Linda Lewis Griffith

When a helping hand is offered, learn to reach out and accept it


I recently spoke with a woman who was going through a tough time. Her relationship was crumbling. One of her children was struggling in school. She needed a medical procedure that she couldn’t afford.

Friends and family readily offered to help, but each time she refused. “I’m OK,” she’d tell those closest to her. Still, her weak smile fooled no one. And she continued to struggle alone.

This woman isn’t unique. We all experience crises that overload our emotional circuits. Yet many of us shy away from the very assistance that could offer much-needed relief.

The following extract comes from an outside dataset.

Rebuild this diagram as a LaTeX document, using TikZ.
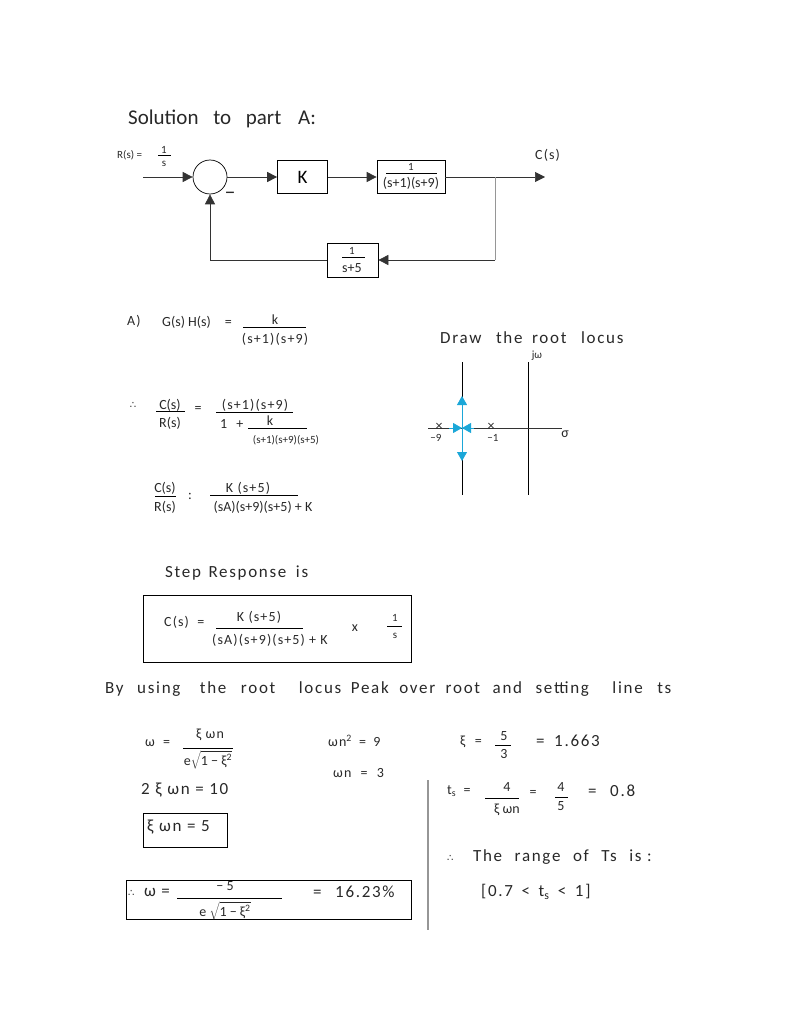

Our reasons are varied. We may feel weak if we accept the help of others. We worry that we’ll be perceived as failures for not managing our own lives, no matter how devastating the circumstances.

We may be fiercely independent and pride ourselves on the fact that we don’t need help from anyone. Or we feel guilty that we’re imposing on others’ time and resources.

The truth is we are social creatures. We are too weak to exist in isolation. Communal living is essential to the survival of our species.

Over the course of history, folks have helped each other build barns and can peaches. They’ve assisted women in childbirth. They’ve sat together as loved ones were dying, then gathered again to perform the burial.

Offering assistance is as valuable to the helper as to the recipient of the care. The act of helping increases oxytocin, which improves the giver’s mood and strengthens social bonds. It enables people to feel a sense of control, even in the face of horrific events.

Most importantly, giving makes helpers feel secure. They know that the next crisis might be theirs. They have assurance that, when their time comes, they’ll be surrounded by caring friends, family and neighbors who will assist in any way they can.

Of course, we’ve all known professional leeches who took without ever giving back. But most of us are the polar opposite. We’ll never be accused of being lazy or uncaring.

So the next time you need a little assistance, graciously accept each hand extended your way. You’ll benefit from their acts of kindness. You’ll be performing a service, too.

Linda Lewis Griffith is a local marriage and family therapist. For information or to contact her, visit

How to accept help from others

  • Assign a spokesperson. If your needs are extensive, designate someone to field calls, relay information and organize care so you’re free to tend to other issues.
  • Be specific about the tasks you need done. Write out a list including items such as “take out the trash,” “walk the dog” or “pick up Josh from preschool.” Then assign chores to those most able to complete them.
  • Accept all offers. When people say, “I’d like to help,” say “Thanks. If you’re serious I can gladly put you to work.”
  • Don’t second-guess yourself. Accept the fact that you need help. Find the right person to assist you.
  • Avoid micromanaging. Let friends and family take care of things as they see fit. You have plenty on your plate right now.